Today at ulpan I did a load of laundry! There are 2 washers and 2 dryers in the guest house that are available for students to use. A load costs 15 shekels to wash and 10 to dry for 60 minutes which took care of the clothes just fine. So before class, I put the clothes in the washer. I paid two shekels for soap but none came out, so I went across the street to the supermarket and bought detergent. Then I got the washer going and went to ulpan. During hafsaka (break), I changed the wet clothes to the dryer and got that going. At the end of class, I went back and folded the clothes and put them in my backpack for the long walk home. Luckily I had some company during the folding. Corrina, a woman in my class, chatted with me the whole time, then we practiced some Hebrew together before she went to her afternoon class. I did have a lot of schlepping to do to make this laundry thing work, but using Mark's backpack helped.
Micah and Jonah had a playdate at Nadav's house so I had some extra time. Nadav is a friend they met at Camp Shelanu, which is a community day camp off Emek Refaim at the pool. Only a handful of children speak English; they are mostly Israeli. Nadav speaks English (his dad is from New York), Swedish (his mom is from Sweden), and Hebrew (he is growing up here). Micah and Jonah are very impressed.
Recently I realized that I am going to run out of the B2 vitamins before we leave. I take 200 mg twice a day to prevent migraines and it seems to really work. I've shopped at two stores already and not found them. Mark went to just one store tonight and found them! So he bought me the one bottle that they had, but I still need another to cover me until the end of our time here. Hopefully I'll be able to send them to my brother-in-law Barry via Amazon prime overnight shipping, and he'll bring them when he comes to visit next week. We'll see.

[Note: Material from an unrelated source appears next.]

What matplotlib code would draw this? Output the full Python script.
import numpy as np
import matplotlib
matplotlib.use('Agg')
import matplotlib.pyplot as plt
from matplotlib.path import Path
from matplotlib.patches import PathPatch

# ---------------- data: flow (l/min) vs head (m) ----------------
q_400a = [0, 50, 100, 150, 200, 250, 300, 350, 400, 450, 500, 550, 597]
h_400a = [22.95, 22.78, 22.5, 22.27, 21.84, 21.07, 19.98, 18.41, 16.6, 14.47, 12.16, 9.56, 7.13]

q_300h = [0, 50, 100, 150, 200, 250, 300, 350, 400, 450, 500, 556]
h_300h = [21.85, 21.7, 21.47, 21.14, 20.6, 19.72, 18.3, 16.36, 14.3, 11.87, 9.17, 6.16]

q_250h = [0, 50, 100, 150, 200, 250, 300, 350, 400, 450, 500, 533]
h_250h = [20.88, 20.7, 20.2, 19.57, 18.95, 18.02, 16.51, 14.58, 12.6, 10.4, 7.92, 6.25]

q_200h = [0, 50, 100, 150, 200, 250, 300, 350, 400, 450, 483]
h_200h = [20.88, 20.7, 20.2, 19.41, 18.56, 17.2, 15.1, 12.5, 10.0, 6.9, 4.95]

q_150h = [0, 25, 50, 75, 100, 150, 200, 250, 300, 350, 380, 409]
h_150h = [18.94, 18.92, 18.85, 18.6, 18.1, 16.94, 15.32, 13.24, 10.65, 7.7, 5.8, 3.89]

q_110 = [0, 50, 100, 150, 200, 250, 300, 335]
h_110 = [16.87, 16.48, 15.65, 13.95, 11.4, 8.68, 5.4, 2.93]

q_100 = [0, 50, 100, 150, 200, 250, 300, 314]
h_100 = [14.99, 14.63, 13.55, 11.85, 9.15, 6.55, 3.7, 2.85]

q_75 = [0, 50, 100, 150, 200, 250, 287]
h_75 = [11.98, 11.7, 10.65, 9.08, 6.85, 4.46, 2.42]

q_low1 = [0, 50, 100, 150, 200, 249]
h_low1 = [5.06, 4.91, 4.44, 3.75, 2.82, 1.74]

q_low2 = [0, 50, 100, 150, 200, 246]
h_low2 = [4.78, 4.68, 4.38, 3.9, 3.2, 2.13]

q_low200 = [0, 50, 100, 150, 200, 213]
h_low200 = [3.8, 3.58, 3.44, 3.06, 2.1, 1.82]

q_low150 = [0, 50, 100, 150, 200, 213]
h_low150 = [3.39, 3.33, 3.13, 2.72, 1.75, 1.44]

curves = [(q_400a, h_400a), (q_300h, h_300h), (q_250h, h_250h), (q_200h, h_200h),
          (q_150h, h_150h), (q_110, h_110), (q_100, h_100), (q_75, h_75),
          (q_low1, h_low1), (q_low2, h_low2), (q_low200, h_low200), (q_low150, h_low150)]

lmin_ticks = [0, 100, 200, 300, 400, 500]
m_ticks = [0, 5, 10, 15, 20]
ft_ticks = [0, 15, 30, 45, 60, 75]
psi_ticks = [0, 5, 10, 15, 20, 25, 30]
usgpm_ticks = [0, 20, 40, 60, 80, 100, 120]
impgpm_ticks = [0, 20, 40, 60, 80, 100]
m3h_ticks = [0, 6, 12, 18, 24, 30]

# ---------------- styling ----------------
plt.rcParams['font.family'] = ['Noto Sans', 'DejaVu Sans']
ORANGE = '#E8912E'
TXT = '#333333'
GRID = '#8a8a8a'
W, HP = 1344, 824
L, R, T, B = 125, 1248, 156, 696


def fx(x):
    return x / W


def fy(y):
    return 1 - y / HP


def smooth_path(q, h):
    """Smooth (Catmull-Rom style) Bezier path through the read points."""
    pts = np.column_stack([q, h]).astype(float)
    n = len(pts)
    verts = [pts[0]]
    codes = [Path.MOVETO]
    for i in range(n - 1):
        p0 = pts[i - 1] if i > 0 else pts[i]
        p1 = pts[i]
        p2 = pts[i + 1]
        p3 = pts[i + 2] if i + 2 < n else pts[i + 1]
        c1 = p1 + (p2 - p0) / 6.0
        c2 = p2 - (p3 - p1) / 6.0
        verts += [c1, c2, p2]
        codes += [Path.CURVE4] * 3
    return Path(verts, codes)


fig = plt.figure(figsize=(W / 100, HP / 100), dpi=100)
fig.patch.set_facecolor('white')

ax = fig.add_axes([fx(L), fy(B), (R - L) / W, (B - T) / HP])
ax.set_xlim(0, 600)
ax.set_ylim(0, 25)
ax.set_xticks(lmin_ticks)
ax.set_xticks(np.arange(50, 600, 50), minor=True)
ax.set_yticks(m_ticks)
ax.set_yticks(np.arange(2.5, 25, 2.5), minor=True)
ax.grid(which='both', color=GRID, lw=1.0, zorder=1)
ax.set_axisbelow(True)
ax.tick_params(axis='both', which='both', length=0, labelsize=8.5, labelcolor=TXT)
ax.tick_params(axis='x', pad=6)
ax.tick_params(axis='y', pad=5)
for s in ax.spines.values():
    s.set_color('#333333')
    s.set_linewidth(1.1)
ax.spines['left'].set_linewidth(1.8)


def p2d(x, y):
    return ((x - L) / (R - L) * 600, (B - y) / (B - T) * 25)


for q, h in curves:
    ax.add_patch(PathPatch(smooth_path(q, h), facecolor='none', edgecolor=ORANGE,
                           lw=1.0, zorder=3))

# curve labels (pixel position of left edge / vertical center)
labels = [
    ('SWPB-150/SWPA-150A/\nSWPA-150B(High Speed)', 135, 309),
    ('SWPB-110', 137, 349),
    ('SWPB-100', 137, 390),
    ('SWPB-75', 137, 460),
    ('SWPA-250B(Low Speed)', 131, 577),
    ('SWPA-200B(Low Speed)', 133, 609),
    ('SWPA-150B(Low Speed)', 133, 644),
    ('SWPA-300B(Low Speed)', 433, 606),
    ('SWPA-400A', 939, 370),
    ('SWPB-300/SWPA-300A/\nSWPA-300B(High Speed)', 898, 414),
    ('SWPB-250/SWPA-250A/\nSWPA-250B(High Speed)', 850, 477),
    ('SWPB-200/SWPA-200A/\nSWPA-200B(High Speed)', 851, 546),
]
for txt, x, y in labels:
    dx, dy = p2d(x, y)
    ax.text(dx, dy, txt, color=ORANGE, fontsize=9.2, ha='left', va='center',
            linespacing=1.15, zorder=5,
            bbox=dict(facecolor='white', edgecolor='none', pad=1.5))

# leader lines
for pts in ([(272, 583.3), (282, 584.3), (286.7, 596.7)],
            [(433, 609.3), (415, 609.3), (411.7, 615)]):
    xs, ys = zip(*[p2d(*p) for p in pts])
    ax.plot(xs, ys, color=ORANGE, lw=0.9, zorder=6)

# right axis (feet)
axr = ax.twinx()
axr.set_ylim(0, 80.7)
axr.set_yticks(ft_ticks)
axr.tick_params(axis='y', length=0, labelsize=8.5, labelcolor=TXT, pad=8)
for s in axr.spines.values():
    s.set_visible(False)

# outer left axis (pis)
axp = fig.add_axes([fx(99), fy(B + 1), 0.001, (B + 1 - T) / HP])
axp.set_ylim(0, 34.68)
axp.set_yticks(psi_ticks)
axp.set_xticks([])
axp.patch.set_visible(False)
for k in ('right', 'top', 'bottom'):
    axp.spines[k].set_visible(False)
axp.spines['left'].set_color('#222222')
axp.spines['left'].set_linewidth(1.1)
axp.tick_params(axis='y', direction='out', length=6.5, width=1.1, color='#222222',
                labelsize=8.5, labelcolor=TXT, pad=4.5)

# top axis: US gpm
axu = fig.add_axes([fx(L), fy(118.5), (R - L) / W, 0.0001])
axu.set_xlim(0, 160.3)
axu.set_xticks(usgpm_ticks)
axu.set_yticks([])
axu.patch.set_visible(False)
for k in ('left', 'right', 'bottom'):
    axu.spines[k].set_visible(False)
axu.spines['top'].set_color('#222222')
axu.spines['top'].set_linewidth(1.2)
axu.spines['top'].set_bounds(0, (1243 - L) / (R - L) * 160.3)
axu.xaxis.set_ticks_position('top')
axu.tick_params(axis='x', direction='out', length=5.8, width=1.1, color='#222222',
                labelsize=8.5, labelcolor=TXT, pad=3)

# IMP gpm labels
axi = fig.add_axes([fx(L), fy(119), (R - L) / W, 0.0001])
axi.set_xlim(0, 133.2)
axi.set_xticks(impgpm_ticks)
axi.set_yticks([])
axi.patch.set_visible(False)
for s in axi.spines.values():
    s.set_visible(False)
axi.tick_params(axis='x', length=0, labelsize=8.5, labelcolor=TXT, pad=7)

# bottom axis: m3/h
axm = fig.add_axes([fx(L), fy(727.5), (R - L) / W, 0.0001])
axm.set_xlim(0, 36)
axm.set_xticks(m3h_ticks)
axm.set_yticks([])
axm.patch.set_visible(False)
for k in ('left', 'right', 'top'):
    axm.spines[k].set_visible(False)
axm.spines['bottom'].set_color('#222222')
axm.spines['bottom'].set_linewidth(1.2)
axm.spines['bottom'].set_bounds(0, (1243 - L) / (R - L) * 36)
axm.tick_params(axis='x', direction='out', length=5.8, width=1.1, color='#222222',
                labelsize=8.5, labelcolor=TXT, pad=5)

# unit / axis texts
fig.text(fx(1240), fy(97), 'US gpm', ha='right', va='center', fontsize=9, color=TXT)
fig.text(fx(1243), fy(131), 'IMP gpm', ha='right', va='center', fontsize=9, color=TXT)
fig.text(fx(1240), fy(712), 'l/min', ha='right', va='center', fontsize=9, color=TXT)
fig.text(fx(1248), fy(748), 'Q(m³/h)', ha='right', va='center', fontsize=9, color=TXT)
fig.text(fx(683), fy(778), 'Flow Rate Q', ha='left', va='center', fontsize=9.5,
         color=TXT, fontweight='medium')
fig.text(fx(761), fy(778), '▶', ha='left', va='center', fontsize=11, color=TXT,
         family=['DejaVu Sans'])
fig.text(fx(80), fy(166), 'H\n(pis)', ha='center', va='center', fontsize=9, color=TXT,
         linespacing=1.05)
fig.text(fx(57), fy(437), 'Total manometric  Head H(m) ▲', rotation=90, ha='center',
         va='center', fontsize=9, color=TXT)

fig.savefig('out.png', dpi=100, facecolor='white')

Yesterday we had a lovely dinner at Caffit with Mark's friend Ilene Sandberg Sunderland and her mother Edie. It was fun to meet them, and Ilene brought Micah and Jonah 4 cans of Spaghetti-Os and a game called Blink. So sweet!!!

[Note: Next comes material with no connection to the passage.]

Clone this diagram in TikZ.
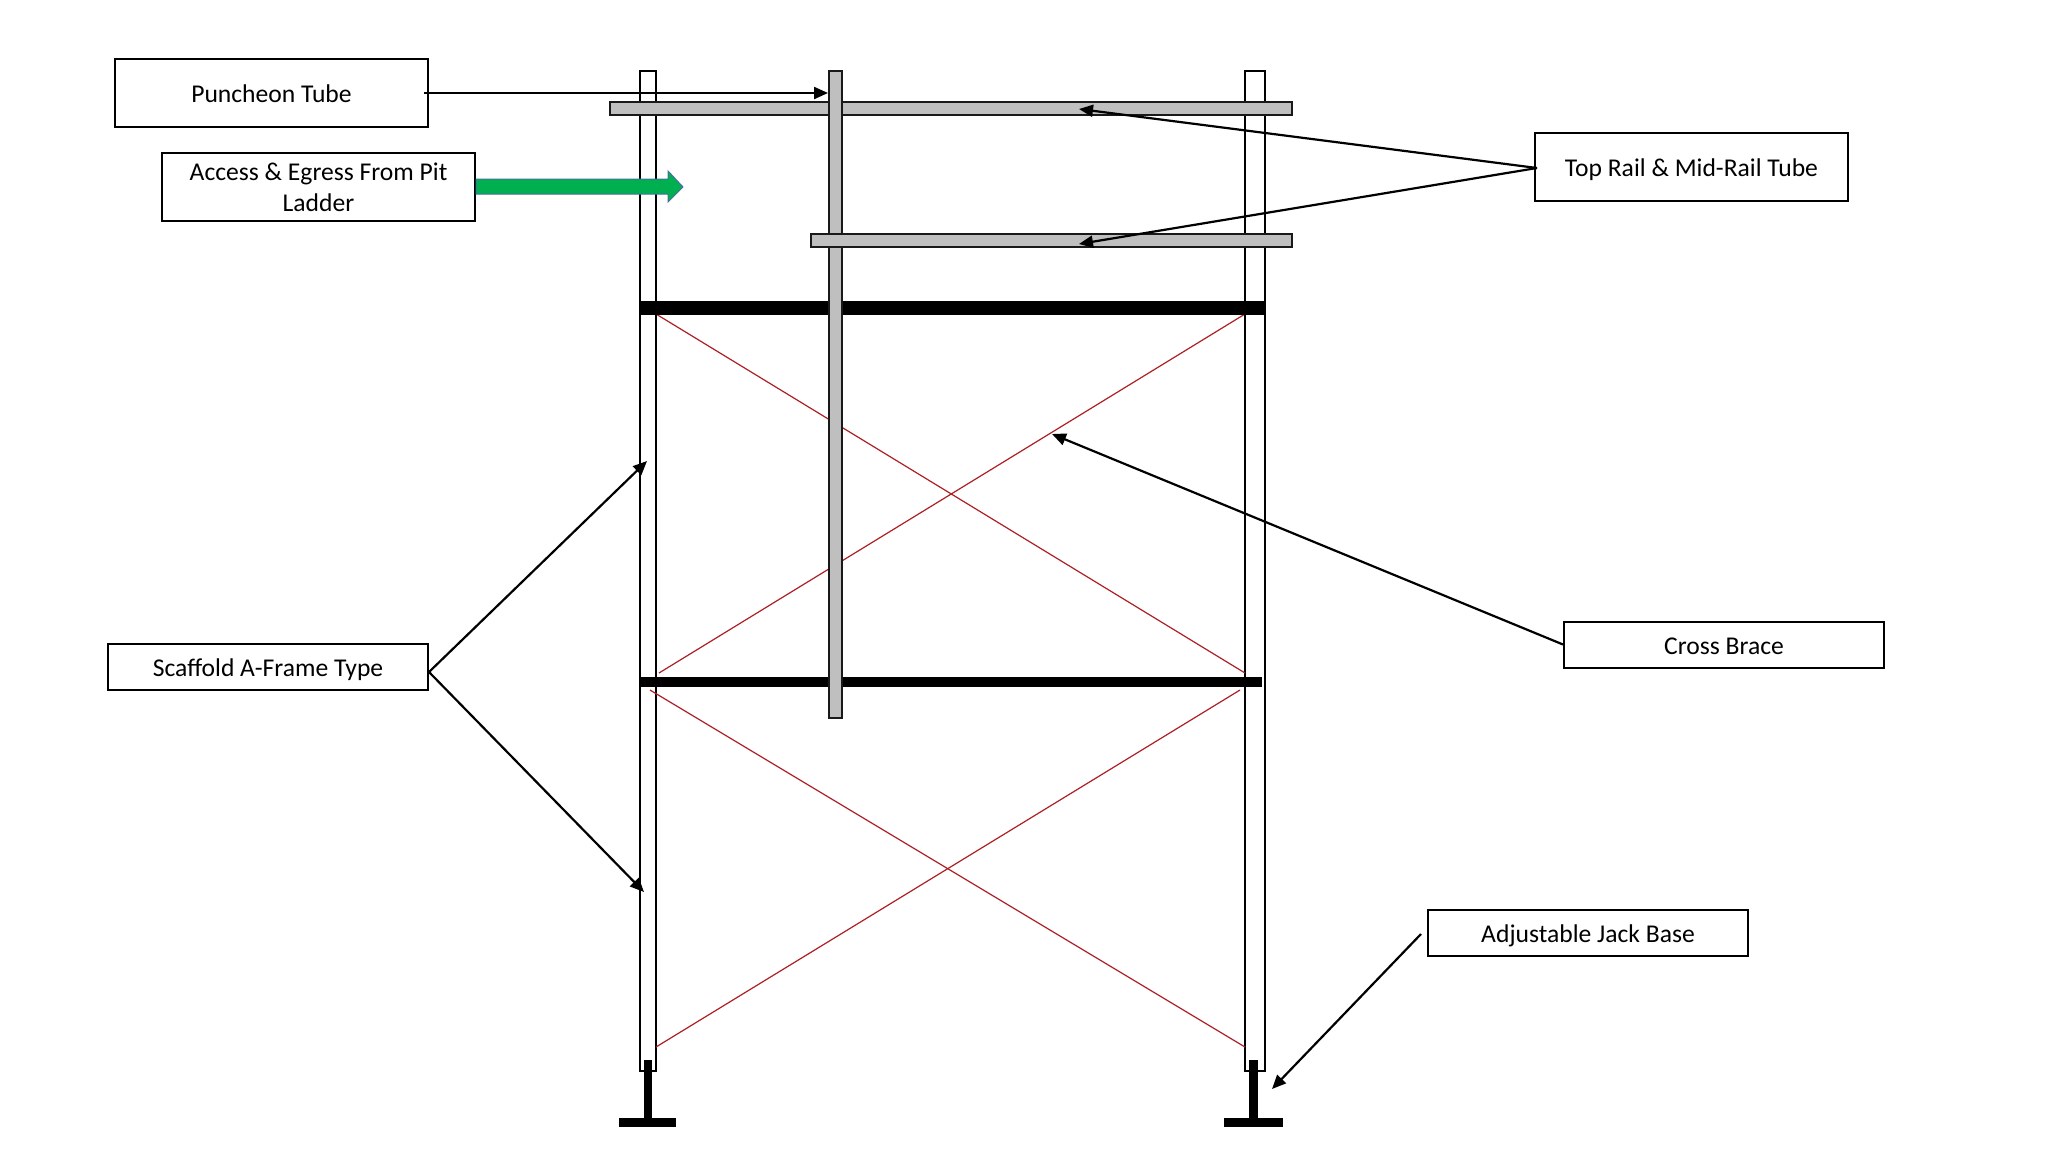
\documentclass[tikz,border=0pt]{standalone}
\usepackage{fontspec}
\setmainfont{Carlito}
\usetikzlibrary{arrows.meta}
\definecolor{railgrey}{HTML}{BFBFBF}
\definecolor{bracered}{HTML}{AE1F24}
\definecolor{egressgreen}{HTML}{00B050}
\definecolor{egressedge}{HTML}{41719C}
\tikzset{
  labelbox/.style={draw=black,fill=white,line width=2pt,rectangle,inner sep=0pt,align=center,
    font=\fontsize{25.6}{31}\selectfont,text=black,text height=22pt,text depth=3pt},
  leader/.style={draw=black,line width=2.2pt,-{Triangle[length=14pt,width=12pt]}},
  post/.style={draw=black,line width=2pt,fill=white},
  tube/.style={draw=black!90,line width=2.4pt,fill=railgrey},
  solidbar/.style={fill=black},
  brace/.style={draw=bracered,line width=1.2pt},
}
\begin{document}
\begin{tikzpicture}[x=1pt,y=-1pt]
\useasboundingbox (0,0) rectangle (2048,1152);
% posts
\draw[post] (640,71) rectangle (656,1071);
\draw[post] (1245,71) rectangle (1265,1071);
% braces
\draw[brace] (656,314) -- (1245,673);
\draw[brace] (1245,314) -- (659,673);
\draw[brace] (650,690) -- (1245,1047);
\draw[brace] (1240,690) -- (656,1047);
% top rail
\draw[tube] (610,102) rectangle (1292,115);
% black bars
\fill[solidbar] (640,301) rectangle (1265,315);
\fill[solidbar] (640,677) rectangle (1262,687);
% puncheon, then the mid rail over it
\draw[tube] (829,71) rectangle (842,718);
\draw[tube] (811,234) rectangle (1292,247);
% jack bases
\fill[solidbar] (644,1060) rectangle (652,1118);
\fill[solidbar] (619,1118) rectangle (676,1127);
\fill[solidbar] (1249,1060) rectangle (1258,1118);
\fill[solidbar] (1224,1118) rectangle (1283,1127);
% label boxes
\node[labelbox,minimum width=313pt,minimum height=68pt] (puncheon) at (271.5,93) {Puncheon Tube};
\node[labelbox,minimum width=313pt,minimum height=68pt,text height=52pt] (access) at (318.5,187) {Access \& Egress From Pit\\Ladder};
\node[labelbox,minimum width=313pt,minimum height=68pt] (toprail) at (1691.5,167) {Top Rail \& Mid-Rail Tube};
\node[labelbox,minimum width=320pt,minimum height=46pt] (scaffold) at (268,667) {Scaffold A-Frame Type};
\node[labelbox,minimum width=320pt,minimum height=46pt] (cross) at (1724,644.5) {Cross Brace};
\node[labelbox,minimum width=320pt,minimum height=46pt] (jack) at (1588,933) {Adjustable Jack Base};
% green arrow
\draw[draw=egressedge,line width=1pt,fill=egressgreen]
  (access.east |- 0,179) -- (668,179) -- (668,171) -- (683,187) -- (668,202) -- (668,194) -- (access.east |- 0,194) -- cycle;
% free ends
\coordinate (tipPuncheon) at (828,93);
\coordinate (tipTop) at (1079,109);
\coordinate (tipMid) at (1079,244);
\coordinate (tipCross) at (1052,434);
\coordinate (tipFrameA) at (647,461);
\coordinate (tipFrameB) at (644,892);
\coordinate (tipJack) at (1272,1089);
% leaders
\draw[leader] ([xshift=-5pt]puncheon.east) -- (tipPuncheon);
\draw[leader] ([xshift=3pt,yshift=-1pt]toprail.west) -- (tipTop);
\draw[leader] ([xshift=3pt,yshift=-1pt]toprail.west) -- (tipMid);
\draw[leader] (cross.west) -- (tipCross);
\draw[leader] ([yshift=-5pt]scaffold.east) -- (tipFrameA);
\draw[leader] ([yshift=-5pt]scaffold.east) -- (tipFrameB);
\draw[leader] ([xshift=-6pt,yshift=-1pt]jack.west) -- (tipJack);
\end{tikzpicture}
\end{document}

A few days ago, we had dinner with the Carey/Schoenblum family - Jonathan, Amy, Jordan, and Sasha. We ate a Burgers Bar - yum. It was really great to see them. Then the next day, Jordan and Sasha came over for the afternoon so that Jonathan and Amy could go to Yad Vashem. We had a fabulous playdate at our apartment, two parks, and of course the ice cream/juice stand around the corner. :-)

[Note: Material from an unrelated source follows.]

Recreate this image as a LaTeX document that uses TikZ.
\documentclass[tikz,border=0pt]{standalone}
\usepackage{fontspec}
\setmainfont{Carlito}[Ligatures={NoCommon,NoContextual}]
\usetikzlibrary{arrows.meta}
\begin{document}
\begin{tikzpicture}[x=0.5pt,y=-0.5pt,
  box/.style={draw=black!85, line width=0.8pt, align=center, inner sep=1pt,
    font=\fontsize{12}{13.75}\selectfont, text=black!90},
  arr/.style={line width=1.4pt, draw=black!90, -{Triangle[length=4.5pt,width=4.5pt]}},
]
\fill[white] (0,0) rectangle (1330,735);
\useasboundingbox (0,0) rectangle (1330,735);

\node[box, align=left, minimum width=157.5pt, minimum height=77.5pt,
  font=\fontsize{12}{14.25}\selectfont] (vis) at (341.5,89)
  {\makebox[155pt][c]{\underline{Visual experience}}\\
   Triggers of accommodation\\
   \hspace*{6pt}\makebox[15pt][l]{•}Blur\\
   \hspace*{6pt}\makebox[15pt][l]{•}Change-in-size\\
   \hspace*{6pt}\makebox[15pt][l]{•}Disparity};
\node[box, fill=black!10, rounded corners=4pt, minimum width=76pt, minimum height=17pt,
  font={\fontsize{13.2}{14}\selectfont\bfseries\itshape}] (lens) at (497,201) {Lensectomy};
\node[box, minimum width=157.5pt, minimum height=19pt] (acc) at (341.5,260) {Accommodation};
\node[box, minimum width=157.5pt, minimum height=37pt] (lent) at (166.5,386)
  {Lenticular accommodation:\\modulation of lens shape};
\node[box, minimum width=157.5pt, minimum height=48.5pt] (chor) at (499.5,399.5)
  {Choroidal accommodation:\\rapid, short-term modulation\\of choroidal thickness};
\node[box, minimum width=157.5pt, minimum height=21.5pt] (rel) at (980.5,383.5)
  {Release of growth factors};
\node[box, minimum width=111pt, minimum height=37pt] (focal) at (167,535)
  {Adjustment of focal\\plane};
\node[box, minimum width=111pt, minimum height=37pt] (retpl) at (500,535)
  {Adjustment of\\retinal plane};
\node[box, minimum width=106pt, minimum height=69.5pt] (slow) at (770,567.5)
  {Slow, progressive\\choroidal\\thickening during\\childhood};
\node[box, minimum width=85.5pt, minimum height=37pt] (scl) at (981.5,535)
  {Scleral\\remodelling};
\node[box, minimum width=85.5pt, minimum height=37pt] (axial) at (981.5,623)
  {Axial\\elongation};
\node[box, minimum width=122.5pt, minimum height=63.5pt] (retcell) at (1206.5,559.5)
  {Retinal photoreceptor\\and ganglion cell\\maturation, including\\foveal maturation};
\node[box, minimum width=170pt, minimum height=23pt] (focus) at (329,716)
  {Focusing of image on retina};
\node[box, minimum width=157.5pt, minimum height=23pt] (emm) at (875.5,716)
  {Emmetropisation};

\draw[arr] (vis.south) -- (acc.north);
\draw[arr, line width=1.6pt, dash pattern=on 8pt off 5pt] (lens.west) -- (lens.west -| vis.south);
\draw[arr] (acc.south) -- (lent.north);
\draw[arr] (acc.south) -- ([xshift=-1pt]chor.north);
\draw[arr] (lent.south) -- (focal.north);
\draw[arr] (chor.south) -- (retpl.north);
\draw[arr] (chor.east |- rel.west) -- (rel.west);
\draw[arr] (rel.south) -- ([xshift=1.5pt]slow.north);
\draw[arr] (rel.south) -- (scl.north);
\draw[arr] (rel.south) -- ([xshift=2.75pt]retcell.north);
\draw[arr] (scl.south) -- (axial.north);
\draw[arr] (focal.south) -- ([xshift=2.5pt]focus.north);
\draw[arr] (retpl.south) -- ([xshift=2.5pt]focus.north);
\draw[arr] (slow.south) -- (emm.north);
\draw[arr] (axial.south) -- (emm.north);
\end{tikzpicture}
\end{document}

At the park, we had a little adventure when some Arab boys and a girl took our soccer ball and claimed it was theirs. It was very difficult to communicate with them because they spoke Arabic and not much Hebrew and no English and we were speaking English and not much Hebrew and no Arabic. After much following and then chasing them around the park, their mothers finally intervened and told them to give the ball back. ARGH!
At the kiosk around the corner from our apartment, the kids each got a popsicle, and I got a fresh squeezed grapefruit juice. Then after they finished their popsicles, they all wanted juice too -- Micah got apple, Sasha got orange, and both Jonah and Jordan got the grapefruit, all three kinds were fresh squeezed of course!
My first week of ulpan at CY ends tomorrow, and it has been a very good week.